WILMINGTON, Del.--(BUSINESS WIRE)--Rigrodsky & Long, P.A.:
- Do you, or did you, own shares of Longfin Corp. (NASDAQ CM: LFIN)?
- Did you purchase your shares between December 13, 2017 and April 2, 2018, inclusive?
- Did you lose money in your investment?
Rigrodsky & Long, P.A. announces that a complaint has been filed in the United States District Court for the Eastern District of New York on behalf of all persons or entities that purchased the common stock of Longfin Corp. (“Longfin” or the “Company”) (NASDAQ CM: LFIN) between December 13, 2017 and April 2, 2018, inclusive (the “Class Period”), alleging violations of the Securities Exchange Act of 1934 against the Company and certain of its officers (the “Complaint”).
If you purchased shares of Longfin during the Class Period and wish to discuss this action or have any questions concerning this notice or your rights or interests, please contact Seth D. Rigrodsky or Timothy J. MacFall at Rigrodsky & Long, P.A., 300 Delaware Avenue, Suite 1220, Wilmington, Delaware 19801, by telephone at (888) 969-4242, or by e-mail at email@example.com.

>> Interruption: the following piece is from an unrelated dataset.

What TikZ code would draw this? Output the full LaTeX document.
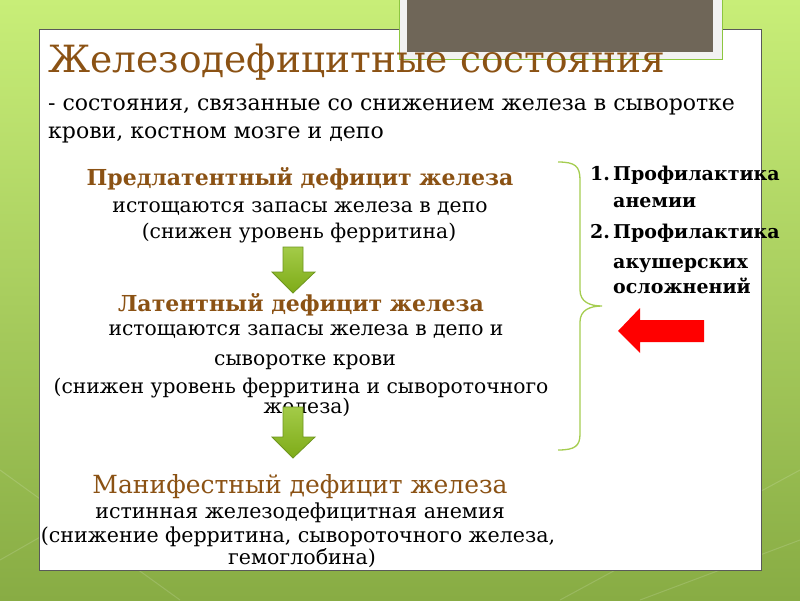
\documentclass[tikz,border=0pt]{standalone}
\usepackage{fontspec}
\setmainfont{DejaVu Serif}
\newfontfamily\wideserif{DejaVu Serif}
\usepackage{xcolor}
\usepackage{tikz}
\usetikzlibrary{positioning,calc}

\definecolor{ironbrown}{RGB}{139,82,20}
\definecolor{bgtop}{RGB}{200,238,120}
\definecolor{bgbottom}{RGB}{136,172,68}
\definecolor{boxgray}{RGB}{111,102,88}
\definecolor{framegreen}{RGB}{141,198,63}
\definecolor{bracegreen}{RGB}{165,205,80}
\definecolor{arrowgreen}{RGB}{140,190,26}
\definecolor{arrowedge}{RGB}{110,150,30}

\tikzset{
  title/.style={anchor=base west, inner sep=0pt, text=ironbrown, font=\fontsize{37.5}{42}\selectfont},
  subline/.style={anchor=base west, inner sep=0pt, font=\fontsize{22}{26}\selectfont},
  stage/.style={anchor=base, inner sep=0pt, text=ironbrown, font=\wideserif\bfseries\fontsize{22}{26}\selectfont},
  stageline/.style={anchor=base, inner sep=0pt, font=\wideserif\fontsize{20.3}{24}\selectfont},
  manifest/.style={anchor=base, inner sep=0pt, text=ironbrown, font=\wideserif\fontsize{25}{28}\selectfont},
  manline/.style={anchor=base, inner sep=0pt, font=\wideserif\fontsize{20.6}{24}\selectfont},
  listline/.style={anchor=base west, inner sep=0pt, font=\wideserif\bfseries\fontsize{19}{22}\selectfont},
  downarrow/.style={top color=arrowgreen!80!white, bottom color=arrowgreen!90!black, draw=arrowedge, line width=0.8pt},
}

\begin{document}
\begin{tikzpicture}[x=1pt, y=-1pt]
    \useasboundingbox (0,0) rectangle (800,600);

    % Background
    \shade[top color=bgtop, bottom color=bgbottom] (0,0) rectangle (800,600);
    \draw[white, opacity=0.15, line width=1pt] (0,470) -- (180,600);
    \draw[white, opacity=0.15, line width=1pt] (0,560) -- (140,480);
    \draw[white, opacity=0.15, line width=1pt] (560,600) -- (800,470);
    \draw[white, opacity=0.15, line width=1pt] (640,600) -- (800,540);

    % White panel
    \draw[black!65, line width=1pt, fill=white] (39,29) rectangle (761,570);

    % Top box
    \draw[framegreen, line width=0.8pt, fill=black!5] (399,-10) rectangle (722,59);
    \fill[boxgray] (407,-10) rectangle (713,52);

    % Title
    \node[title] (title) at (48,72) {Железодефицитные состояния};
    \node[subline] (sub1) at (48,110) {- состояния, связанные со снижением железа в сыворотке};
    \node[subline] (sub2) at (48,138) {крови, костном мозге и депо};

    % Stage 1
    \node[stage] (pre) at (300,185) {Предлатентный дефицит железа};
    \node[stageline] (pre1) at (300,212) {истощаются запасы железа в депо};
    \node[stageline] (pre2) at (299,238) {(снижен уровень ферритина)};

    % Stage 2
    \node[stage] (lat) at (301,311) {Латентный дефицит железа};
    \node[stageline] (lat1) at (306,335) {истощаются запасы железа в депо и};
    \node[stageline] (lat2) at (305,365) {сыворотке крови};
    \node[stageline] (lat3) at (301,393) {(снижен уровень ферритина и сывороточного};
    \node[stageline] (lat4) at (307,413) {железа)};

    % Stage 3
    \node[manifest] (man) at (300,493) {Манифестный дефицит железа};
    \node[manline] (man1) at (300,518) {истинная железодефицитная анемия};
    \node[manline] (man2) at (298,542) {(снижение ферритина, сывороточного железа,};
    \node[manline] (man3) at (302,564) {гемоглобина)};

    % Green arrows
    \draw[downarrow] (283,247) -- (303,247) -- (303,272) -- (315,272) -- (293,293) -- (272,272) -- (283,272) -- cycle;
    \draw[downarrow] (283,407) -- (303,407) -- (303,437) -- (315,437) -- (293,458) -- (272,437) -- (283,437) -- cycle;

    % Brace
    \draw[bracegreen, line width=1.3pt] (558,162) .. controls (575,162) and (580,166) .. (580,180)
        -- (580,290) .. controls (580,302) and (590,306) .. (602,306)
        .. controls (590,306) and (580,310) .. (580,322)
        -- (580,434) .. controls (580,446) and (575,450) .. (558,450);

    % Prevention list
    \node[listline] (n1) at (590,180) {1.};
    \node[listline] (p1) at (613,180) {Профилактика};
    \node[listline] (p1b) at (613,207) {анемии};
    \node[listline] (n2) at (590,238) {2.};
    \node[listline] (p2) at (613,238) {Профилактика};
    \node[listline] (p2b) at (613,268) {акушерских};
    \node[listline] (p2c) at (613,293) {осложнений};

    % Red arrow
    \fill[red] (618,331) -- (640,308) -- (640,320) -- (704,320) -- (704,342) -- (640,342) -- (640,353) -- cycle;
\end{tikzpicture}
\end{document}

The Complaint alleges that throughout the Class Period, defendants made materially false and misleading statements, and omitted materially adverse facts, about the Company’s business, operations and prospects. Specifically, the Complaint alleges that the defendants concealed from the investing public that: (1) Longfin included several false statements in its SEC filings in connection with its IPO which prompted an SEC investigation, including wrongly representing Defendant Meenavalli’s age, location of Longfin’s principal offices, and listing Sarah Altahawi as an officer when she did not have that position; (2) Longfin acquired Ziddu.com shortly after the IPO to capitalize on the popularly of blockchain companies in order to manipulate the Company’s stock price; (3) Longfin’s acquisition of Ziddu.com prompted an SEC investigation; (4) Longfin knew that it was ineligible to be listed on the Russell 2000 and 3000 indices; and (5) as a result of the foregoing, Defendants’ statements about its business, operations, and prospects, were materially false and misleading and/or lacked a reasonable basis at all relevant times. As a result of defendants’ alleged false and misleading statements, the Company’s stock traded at artificially inflated prices during the Class Period.
According to the Complaint, on March 26, 2018, Citron Research, a noted short seller, sent a tweet alerting investors that Longfin “is a pure stock scheme” and that an SEC enforcement action should not be far behind as “[f]ilings and press releases are riddled with inaccuracies and fraud.” CNBC wrote also the article “Shares of cryptocurrency play Longfin drop after short seller Citron calls it a 'pure stock scheme.’”
Then, on April 2, 2018, Longfin filed its annual report on Form 10-K for the year ended December 31, 2017 with the SEC disclosing an SEC probe into the documents related to the IPO and acquisition of Ziddu.com. Further, on the same day, The Wall Street Journal published the article, “Up-and-Down IPO Longfin Is Facing an SEC Probe,” which discussed the SEC’s investigation into Longfin.
On this news, shares of Longfin declined over 30%, closing at $9.89 per share on April 3, 2018, on heavy trading volume.
If you wish to serve as lead plaintiff, you must move the Court no later than June 2, 2018. A lead plaintiff is a representative party acting on behalf of other class members in directing the litigation. Any member of the proposed class may move the court to serve as lead plaintiff through counsel of their choice, or may choose to do nothing and remain an absent class member.